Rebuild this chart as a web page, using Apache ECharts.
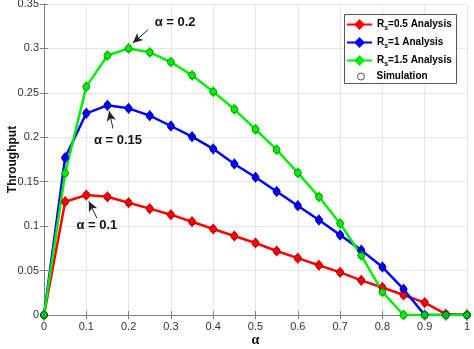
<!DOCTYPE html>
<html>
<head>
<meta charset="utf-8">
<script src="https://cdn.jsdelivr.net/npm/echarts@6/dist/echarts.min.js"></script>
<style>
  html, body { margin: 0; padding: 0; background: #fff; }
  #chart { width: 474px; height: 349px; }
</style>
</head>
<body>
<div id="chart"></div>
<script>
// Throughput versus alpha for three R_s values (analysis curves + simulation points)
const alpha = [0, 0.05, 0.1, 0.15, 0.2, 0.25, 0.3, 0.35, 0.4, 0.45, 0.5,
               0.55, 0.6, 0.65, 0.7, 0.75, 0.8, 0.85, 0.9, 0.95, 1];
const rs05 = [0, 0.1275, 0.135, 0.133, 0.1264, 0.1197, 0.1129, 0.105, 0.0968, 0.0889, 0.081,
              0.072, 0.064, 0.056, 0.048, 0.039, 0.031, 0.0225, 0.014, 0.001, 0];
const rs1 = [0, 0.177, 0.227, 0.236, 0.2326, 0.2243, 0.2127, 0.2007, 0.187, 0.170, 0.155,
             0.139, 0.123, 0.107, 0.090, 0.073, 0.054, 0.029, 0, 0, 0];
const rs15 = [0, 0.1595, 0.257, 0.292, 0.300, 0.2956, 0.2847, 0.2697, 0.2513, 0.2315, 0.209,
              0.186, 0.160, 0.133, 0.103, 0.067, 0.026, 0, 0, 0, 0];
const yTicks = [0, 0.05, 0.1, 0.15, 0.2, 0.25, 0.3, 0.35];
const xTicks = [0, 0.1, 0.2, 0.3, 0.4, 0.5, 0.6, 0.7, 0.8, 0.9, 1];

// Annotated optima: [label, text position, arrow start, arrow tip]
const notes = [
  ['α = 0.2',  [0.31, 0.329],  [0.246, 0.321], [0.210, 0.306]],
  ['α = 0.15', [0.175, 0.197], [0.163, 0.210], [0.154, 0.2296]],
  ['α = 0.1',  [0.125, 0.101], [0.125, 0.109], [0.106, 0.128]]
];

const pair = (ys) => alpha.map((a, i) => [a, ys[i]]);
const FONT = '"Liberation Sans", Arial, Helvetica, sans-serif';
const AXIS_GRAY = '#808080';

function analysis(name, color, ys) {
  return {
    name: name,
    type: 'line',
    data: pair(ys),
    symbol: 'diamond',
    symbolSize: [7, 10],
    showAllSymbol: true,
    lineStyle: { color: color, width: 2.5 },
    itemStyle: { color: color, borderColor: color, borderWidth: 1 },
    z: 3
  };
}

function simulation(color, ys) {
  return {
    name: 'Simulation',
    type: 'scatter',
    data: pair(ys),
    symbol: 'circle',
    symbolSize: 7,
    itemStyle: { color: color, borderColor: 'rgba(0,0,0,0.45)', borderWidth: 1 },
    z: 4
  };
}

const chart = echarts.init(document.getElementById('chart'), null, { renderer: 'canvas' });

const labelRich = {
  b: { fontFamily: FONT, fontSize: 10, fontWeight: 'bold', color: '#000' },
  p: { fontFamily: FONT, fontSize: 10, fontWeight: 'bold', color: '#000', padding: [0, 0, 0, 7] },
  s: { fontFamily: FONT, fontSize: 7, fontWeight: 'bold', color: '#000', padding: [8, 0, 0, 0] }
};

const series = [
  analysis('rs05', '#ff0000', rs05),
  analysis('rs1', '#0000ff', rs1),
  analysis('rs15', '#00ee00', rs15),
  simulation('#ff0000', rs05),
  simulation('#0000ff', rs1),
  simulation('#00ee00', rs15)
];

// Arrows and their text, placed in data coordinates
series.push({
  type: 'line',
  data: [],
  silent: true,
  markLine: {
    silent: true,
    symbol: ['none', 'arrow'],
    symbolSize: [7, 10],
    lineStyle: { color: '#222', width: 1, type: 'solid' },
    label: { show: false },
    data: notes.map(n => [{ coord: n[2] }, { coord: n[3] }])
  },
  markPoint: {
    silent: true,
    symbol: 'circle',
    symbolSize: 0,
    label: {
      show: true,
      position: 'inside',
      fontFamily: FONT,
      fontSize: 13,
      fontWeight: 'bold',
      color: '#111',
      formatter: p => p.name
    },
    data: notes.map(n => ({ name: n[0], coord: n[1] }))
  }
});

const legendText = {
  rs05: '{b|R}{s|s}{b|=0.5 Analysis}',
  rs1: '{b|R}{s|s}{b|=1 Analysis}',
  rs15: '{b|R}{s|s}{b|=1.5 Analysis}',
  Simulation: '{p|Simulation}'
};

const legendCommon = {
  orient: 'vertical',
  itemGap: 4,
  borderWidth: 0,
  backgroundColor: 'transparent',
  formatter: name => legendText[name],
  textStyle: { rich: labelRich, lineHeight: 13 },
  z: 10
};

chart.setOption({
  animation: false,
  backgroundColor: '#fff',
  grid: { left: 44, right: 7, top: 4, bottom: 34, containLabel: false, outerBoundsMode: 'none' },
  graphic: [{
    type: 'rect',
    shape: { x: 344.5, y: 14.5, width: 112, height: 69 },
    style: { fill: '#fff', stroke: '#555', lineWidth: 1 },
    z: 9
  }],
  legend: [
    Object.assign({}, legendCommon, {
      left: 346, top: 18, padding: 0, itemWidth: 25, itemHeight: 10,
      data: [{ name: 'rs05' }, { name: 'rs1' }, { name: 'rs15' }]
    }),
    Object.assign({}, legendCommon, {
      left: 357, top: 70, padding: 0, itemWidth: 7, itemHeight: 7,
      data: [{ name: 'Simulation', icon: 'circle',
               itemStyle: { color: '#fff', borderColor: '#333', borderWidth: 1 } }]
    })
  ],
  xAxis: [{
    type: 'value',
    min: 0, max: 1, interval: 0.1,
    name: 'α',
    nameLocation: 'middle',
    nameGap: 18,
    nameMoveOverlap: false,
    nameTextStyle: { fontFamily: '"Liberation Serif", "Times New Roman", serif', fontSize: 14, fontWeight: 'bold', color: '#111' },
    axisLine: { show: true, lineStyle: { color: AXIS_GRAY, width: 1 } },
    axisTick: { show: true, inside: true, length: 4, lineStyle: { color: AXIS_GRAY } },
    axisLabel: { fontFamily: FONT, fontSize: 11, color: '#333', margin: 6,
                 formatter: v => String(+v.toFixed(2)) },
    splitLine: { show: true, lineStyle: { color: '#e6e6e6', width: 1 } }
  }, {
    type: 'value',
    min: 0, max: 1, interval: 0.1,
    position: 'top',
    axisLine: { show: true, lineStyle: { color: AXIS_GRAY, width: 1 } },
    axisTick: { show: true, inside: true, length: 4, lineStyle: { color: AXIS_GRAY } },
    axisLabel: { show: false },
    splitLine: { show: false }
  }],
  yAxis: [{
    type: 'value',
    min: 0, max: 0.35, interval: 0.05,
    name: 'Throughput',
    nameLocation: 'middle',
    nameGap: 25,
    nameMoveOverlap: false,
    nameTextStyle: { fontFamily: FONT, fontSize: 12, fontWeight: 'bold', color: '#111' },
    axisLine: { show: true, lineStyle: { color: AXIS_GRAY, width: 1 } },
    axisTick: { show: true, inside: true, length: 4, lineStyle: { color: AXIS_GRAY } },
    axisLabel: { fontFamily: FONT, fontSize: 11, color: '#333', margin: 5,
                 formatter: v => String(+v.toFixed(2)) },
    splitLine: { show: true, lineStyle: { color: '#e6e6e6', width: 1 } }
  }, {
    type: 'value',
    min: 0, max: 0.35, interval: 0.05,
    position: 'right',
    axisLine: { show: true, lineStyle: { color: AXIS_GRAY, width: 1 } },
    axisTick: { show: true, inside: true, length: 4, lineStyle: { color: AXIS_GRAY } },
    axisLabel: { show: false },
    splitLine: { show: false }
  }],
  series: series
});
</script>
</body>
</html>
§
THE TASK →
Output exactly the span of lines from the top of the listing through the line holding "const AXIS_GRAY = '#808080';", and leave every picture out.

CORRECT RESULT →
Rebuild this chart as a web page, using Apache ECharts.
<!DOCTYPE html>
<html>
<head>
<meta charset="utf-8">
<script src="https://cdn.jsdelivr.net/npm/echarts@6/dist/echarts.min.js"></script>
<style>
  html, body { margin: 0; padding: 0; background: #fff; }
  #chart { width: 474px; height: 349px; }
</style>
</head>
<body>
<div id="chart"></div>
<script>
// Throughput versus alpha for three R_s values (analysis curves + simulation points)
const alpha = [0, 0.05, 0.1, 0.15, 0.2, 0.25, 0.3, 0.35, 0.4, 0.45, 0.5,
               0.55, 0.6, 0.65, 0.7, 0.75, 0.8, 0.85, 0.9, 0.95, 1];
const rs05 = [0, 0.1275, 0.135, 0.133, 0.1264, 0.1197, 0.1129, 0.105, 0.0968, 0.0889, 0.081,
              0.072, 0.064, 0.056, 0.048, 0.039, 0.031, 0.0225, 0.014, 0.001, 0];
const rs1 = [0, 0.177, 0.227, 0.236, 0.2326, 0.2243, 0.2127, 0.2007, 0.187, 0.170, 0.155,
             0.139, 0.123, 0.107, 0.090, 0.073, 0.054, 0.029, 0, 0, 0];
const rs15 = [0, 0.1595, 0.257, 0.292, 0.300, 0.2956, 0.2847, 0.2697, 0.2513, 0.2315, 0.209,
              0.186, 0.160, 0.133, 0.103, 0.067, 0.026, 0, 0, 0, 0];
const yTicks = [0, 0.05, 0.1, 0.15, 0.2, 0.25, 0.3, 0.35];
const xTicks = [0, 0.1, 0.2, 0.3, 0.4, 0.5, 0.6, 0.7, 0.8, 0.9, 1];

// Annotated optima: [label, text position, arrow start, arrow tip]
const notes = [
  ['α = 0.2',  [0.31, 0.329],  [0.246, 0.321], [0.210, 0.306]],
  ['α = 0.15', [0.175, 0.197], [0.163, 0.210], [0.154, 0.2296]],
  ['α = 0.1',  [0.125, 0.101], [0.125, 0.109], [0.106, 0.128]]
];

const pair = (ys) => alpha.map((a, i) => [a, ys[i]]);
const FONT = '"Liberation Sans", Arial, Helvetica, sans-serif';
const AXIS_GRAY = '#808080';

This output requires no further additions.